Zerguinho Deira

Personal information
- Full name: Zerguinho Maikel Deira
- Date of birth: 23 July 2002 (age 24)
- Place of birth: Paramaribo, Suriname
- Height: 1.83 m (6 ft 0 in)
- Positions: Defensive midfielder; defender;

Team information
- Current team: Montego Bay United

Youth career
- 2006–2018: Transvaal

Senior career*
- Years: Team / Apps / (Gls)
- 2018–2025: Transvaal
- 2025: Cavalier
- 2026: Leo Victor
- 2026–: Montego Bay United

International career
- 2019: Suriname U17 / 3 / (0)
- 2018: Suriname U20 / 3 / (0)
- 2018–2019: Suriname / 3 / (0)

= Zerguinho Deira =

Surinamese footballer (born 2002)

Zerguinho Maikel Deira (born 23 July 2002) is a Surinamese professional footballer who plays as a defensive midfielder and defender for Jamaica Premier League club Montego Bay United.

== Club career ==
Deira joined Transvaal at the age of four.
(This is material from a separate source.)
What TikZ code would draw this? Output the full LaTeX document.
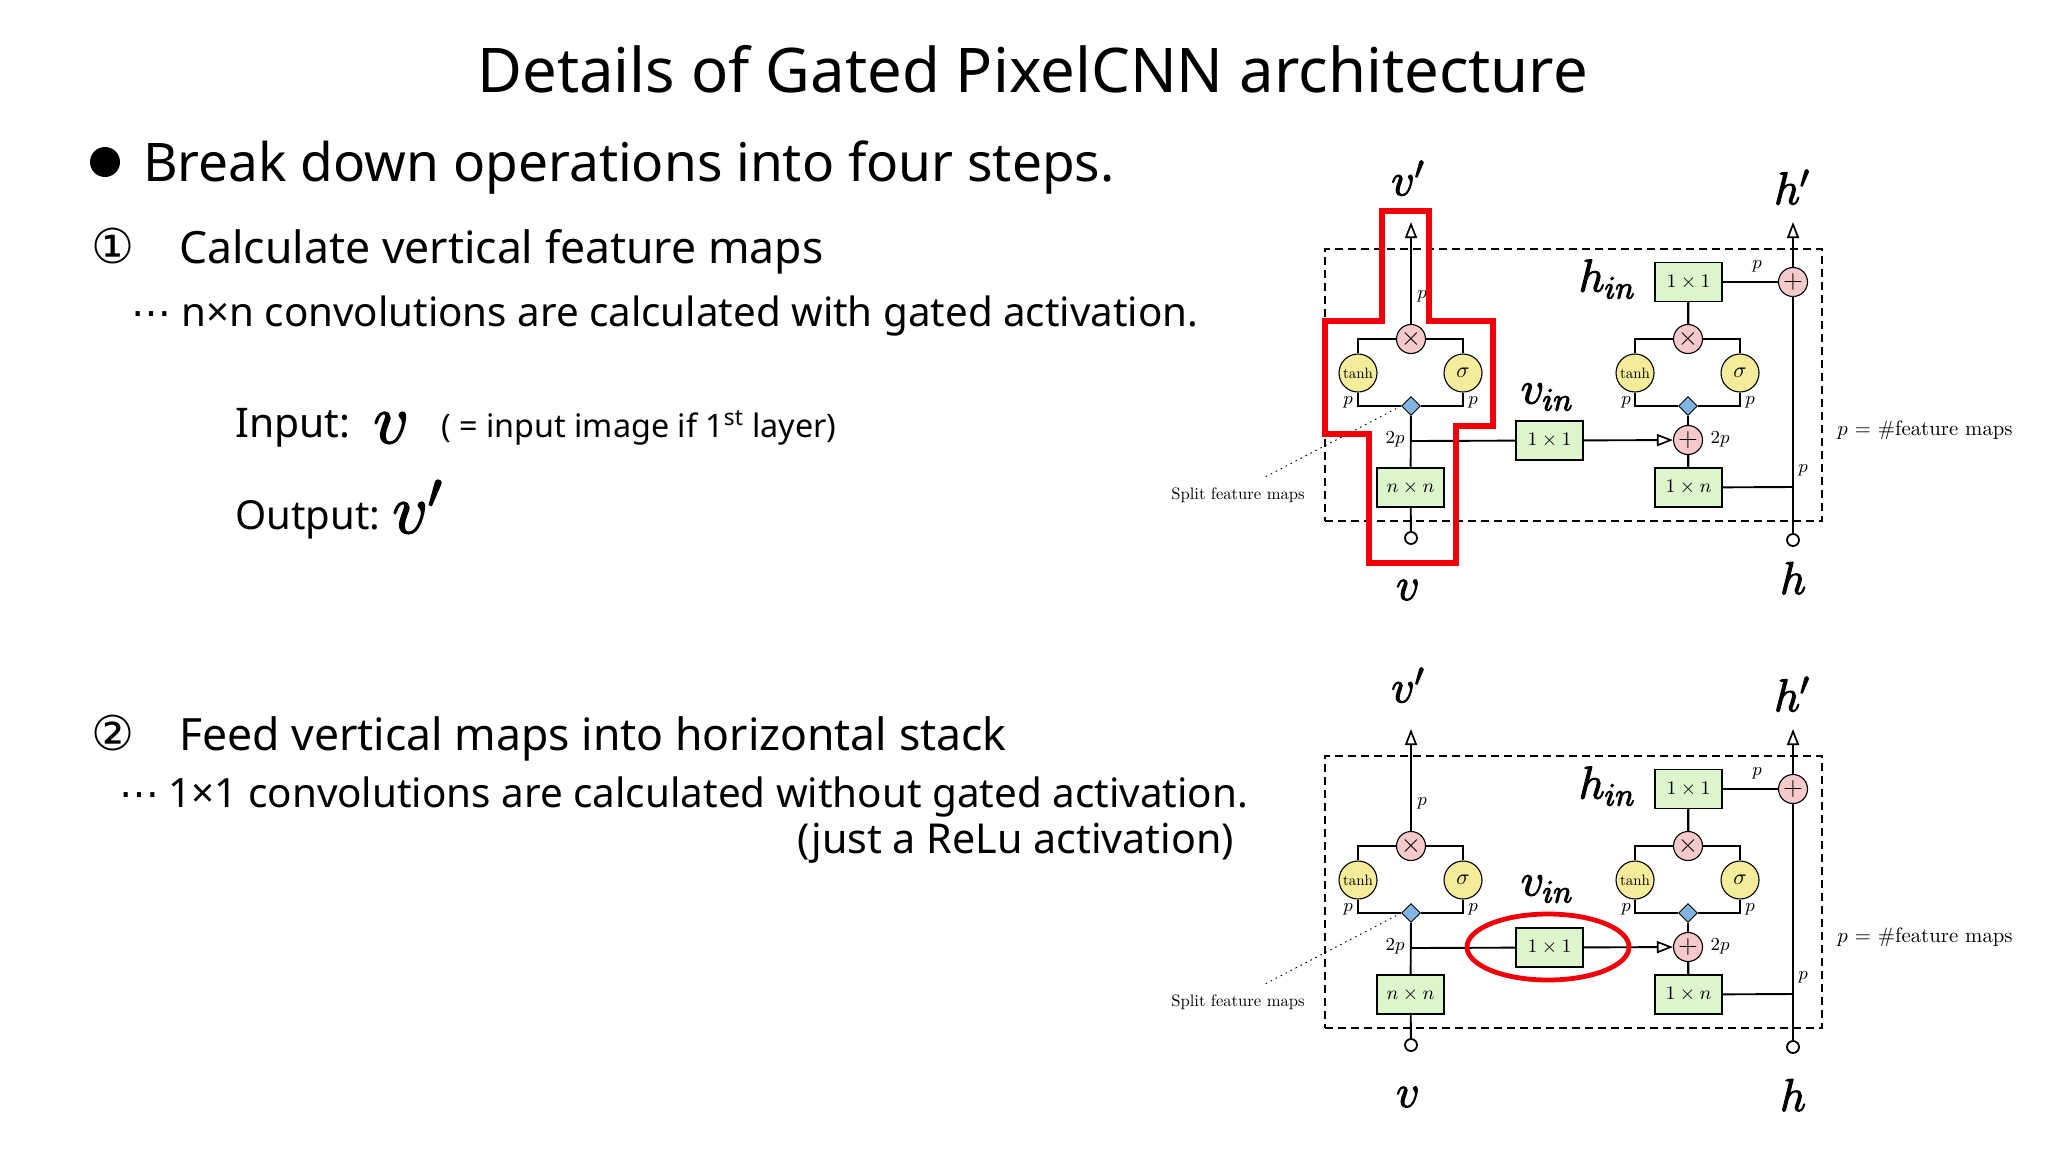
\RequirePackage{fix-cm}
\documentclass[tikz,border=0pt]{standalone}
\usepackage{fontspec}
\usetikzlibrary{shapes.geometric,arrows.meta}
\newfontfamily\slidefont{Noto Sans}
\newfontfamily\symfont{DejaVu Sans}
\definecolor{nodepink}{HTML}{F6C9CB}
\definecolor{nodeyellow}{HTML}{F3EC9A}
\definecolor{nodegreen}{HTML}{DDF5CC}
\definecolor{nodeblue}{HTML}{82B4E2}
\definecolor{markred}{HTML}{F00008}
\newcommand{\fsz}[1]{\fontsize{#1}{#1}\selectfont}
\newcommand{\heavy}[2][0.55]{\special{pdf:code q 2 Tr #1 w}#2\special{pdf:code Q}}
\tikzset{
  x=0.5pt,y=-0.5pt,
  wire/.style={draw=black,line width=0.95pt},
  txt/.style={anchor=base west,inner sep=0pt,font=\slidefont},
  opbox/.style={draw=black,line width=0.6pt,fill=nodegreen,minimum width=33.5pt,minimum height=19.5pt,inner sep=0pt,font=\fsz{9.6}},
  opcirc/.style={circle,draw=black,line width=0.55pt,fill=nodepink,minimum size=14.5pt,inner sep=0pt},
  gatecirc/.style={circle,draw=black,line width=0.55pt,fill=nodeyellow,minimum size=19pt,inner sep=0pt},
  splitd/.style={diamond,aspect=1,draw=black,line width=0.4pt,fill=nodeblue,minimum size=9.4pt,inner sep=0pt},
  termc/.style={circle,draw=black,line width=0.9pt,fill=white,minimum size=6pt,inner sep=0pt},
  lab/.style={inner sep=0pt,font=\fsz{9.2}},
  biglab/.style={inner sep=0pt,font=\fsz{23}},
  arrowup/.style={-{Triangle[open,fill=white,length=8pt,width=6pt,line width=0.85pt]}},
}
\newcommand{\gatedblock}[4]{%
  % #1 prefix, #2 y offset, #3 y of the h label, #4 y of the v_in label
  \begin{scope}[shift={(0,#2)}]
    \node[draw=black,line width=1.05pt,dash pattern=on 4.2pt off 2.3pt,minimum width=248.5pt,minimum height=136pt,inner sep=0pt] (#1frame) at (1573.5,385) {};
    % vertical stack
    \node[termc] (#1vin) at (1411,538) {};
    \node[opbox] (#1nn) at (1410.5,487.5) {$n\times n$};
    \coordinate (#1vj) at (1411,441);
    \node[splitd] (#1vd) at (1411,406) {};
    \node[gatecirc] (#1vt) at (1358,373) {\scalebox{0.75}{tanh}};
    \node[gatecirc,font=\fsz{11}] (#1vs) at (1463,373) {$\sigma$};
    \node[opcirc] (#1vm) at (1411,339) {\fsz{13}$\times$};
    \coordinate (#1vout) at (1411,222);
    % link
    \node[opbox] (#1link) at (1549.5,440.5) {$1\times 1$};
    % horizontal stack
    \node[opbox] (#1on) at (1688.5,487.5) {$1\times n$};
    \node[opcirc] (#1ha) at (1688,440) {\fsz{13}$+$};
    \node[splitd] (#1hd) at (1688,406) {};
    \node[gatecirc] (#1ht) at (1635,373) {\scalebox{0.75}{tanh}};
    \node[gatecirc,font=\fsz{11}] (#1hs) at (1740,373) {$\sigma$};
    \node[opcirc] (#1hm) at (1688,339) {\fsz{13}$\times$};
    \node[opbox] (#1oo) at (1688.5,282) {$1\times 1$};
    \node[opcirc] (#1hp) at (1793,282) {\fsz{13}$+$};
    \node[termc] (#1hin) at (1793,540) {};
    \coordinate (#1hj) at (1793,487);
    \coordinate (#1hout) at (1793,222);
    % connectors
    \draw[wire] (#1vin) -- (#1nn);
    \draw[wire] (#1nn) -- (#1vd);
    \draw[wire,line width=1.1pt] (#1vd.west) -| (#1vt.south);
    \draw[wire,line width=1.1pt] (#1vd.east) -| (#1vs.south);
    \draw[wire,line width=1.1pt] (#1vt.north) |- (#1vm.west);
    \draw[wire,line width=1.1pt] (#1vs.north) |- (#1vm.east);
    \draw[wire,arrowup] (#1vm) -- (#1vout);
    \draw[wire] (#1vj) -- (#1link);
    \draw[wire,-{Triangle[open,fill=white,length=8pt,width=6pt,line width=0.85pt]}] (#1link) -- (#1ha);
    \draw[wire,line width=1.1pt] (#1on) -- (#1ha);
    \draw[wire] (#1ha) -- (#1hd);
    \draw[wire,line width=1.1pt] (#1hd.west) -| (#1ht.south);
    \draw[wire,line width=1.1pt] (#1hd.east) -| (#1hs.south);
    \draw[wire,line width=1.1pt] (#1ht.north) |- (#1hm.west);
    \draw[wire,line width=1.1pt] (#1hs.north) |- (#1hm.east);
    \draw[wire,line width=1.1pt] (#1hm) -- (#1oo);
    \draw[wire] (#1oo) -- (#1hp);
    \draw[wire,line width=1.1pt] (#1hin) -- (#1hp);
    \draw[wire] (#1on) -- (#1hj);
    \draw[wire,arrowup] (#1hp) -- (#1hout);
    % dotted leader
    \coordinate (#1lead) at (1265,477);
    \draw[black,line width=0.45pt,dash pattern=on 0.8pt off 2pt] (#1vd.west) -- (#1lead);
    % labels
    \node[lab] (#1l1) at (1422,296) {$p$};
    \node[lab] (#1l2) at (1348,402) {$p$};
    \node[lab] (#1l3) at (1473,402) {$p$};
    \node[lab] (#1l4) at (1395,439) {$2p$};
    \node[lab] (#1l5) at (1626,402) {$p$};
    \node[lab] (#1l6) at (1750,402) {$p$};
    \node[lab] (#1l7) at (1757,266) {$p$};
    \node[lab] (#1l8) at (1720,439) {$2p$};
    \node[lab] (#1l9) at (1803,470) {$p$};
    \node[lab,font=\fsz{10}] (#1split) at (1238,495) {\scalebox{0.83}{Split feature maps}};
    \node[lab,font=\fsz{10.4}] (#1pdef) at (1925,430) {$p$ = \#feature maps};
    \node[biglab] (#1tv) at (1408,178) {\heavy{$v'$}};
    \node[biglab] (#1bv) at (1408,590) {\heavy{$v$}};
    \node[biglab] (#1th) at (1792,187) {\heavy{$h'$}};
    \node[biglab] (#1hl) at (1607,279) {\heavy{$h_{in}$}};
  \end{scope}
  \node[biglab] (#1vl) at (1547,#4) {\heavy{$v_{in}$}};
  \node[biglab] (#1bh) at (1793,#3) {\heavy{$h$}};
}
\begin{document}
\begin{tikzpicture}
\useasboundingbox (0,0) rectangle (2048,1152);
\fill[white] (0,0) rectangle (2048,1152);

\node[txt,font=\slidefont\fsz{30.8}] (title) at (477,92) {Details of Gated PixelCNN architecture};
\fill[black] (105,162) circle [radius=15];
\node[txt,font=\slidefont\fsz{26.6}] (s0) at (143,181) {Break down operations into four steps.};
\node[txt,font=\symfont\fsz{24}] (n1) at (91,263) {①};
\node[txt,font=\slidefont\fsz{22.25}] (s1) at (179,263) {Calculate vertical feature maps};
\node[txt,font=\symfont\fsz{20}] (d1) at (131,326) {⋯};
\node[txt,font=\slidefont\fsz{20.15}] (s2) at (181,326) {n×n convolutions are calculated with gated activation.};
\node[txt,font=\slidefont\fsz{20.4}] (in) at (235,437) {Input:};
\node[txt,font=\fsz{35}] (inv) at (373,443) {\heavy[0.8]{$v$}};
\node[txt,font=\slidefont\fsz{16.15}] (inn) at (441,437) {( = input image if 1\textsuperscript{st} layer)};
\node[txt,font=\slidefont\fsz{20}] (out) at (235,529) {Output:};
\node[txt,font=\fsz{35}] (outv) at (392,533) {\heavy[0.8]{$v'$}};
\node[txt,font=\symfont\fsz{24}] (n2) at (91,750) {②};
\node[txt,font=\slidefont\fsz{22.26}] (s3) at (179,750) {Feed vertical maps into horizontal stack};
\node[txt,font=\symfont\fsz{20}] (d2) at (119,807) {⋯};
\node[txt,font=\slidefont\fsz{20.2}] (s4) at (168,807) {1×1 convolutions are calculated without gated activation.};
\node[txt,font=\slidefont\fsz{20.6}] (s5) at (797,853) {(just a ReLu activation)};

\gatedblock{a}{0}{578}{397}
\gatedblock{b}{507}{1095}{889}

\draw[markred,line width=2.6pt,line join=miter] (1382,211) -- (1429,211) -- (1429,321) -- (1493,321) -- (1493,426) -- (1456,426) -- (1456,563) -- (1369,563) -- (1369,434) -- (1325,434) -- (1325,321) -- (1382,321) -- cycle;
\draw[markred,line width=2.4pt] (1548,947) ellipse [x radius=81,y radius=33];
\end{tikzpicture}
\end{document}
He made his debut for the first team at the age of sixteen.

== International career ==
On 13 October 2018, Deira made his debut for Suriname in a 5–0 win against the British Virgin Islands. In doing so, he became the youngest player in the history of the Suriname national team, at the age of sixteen.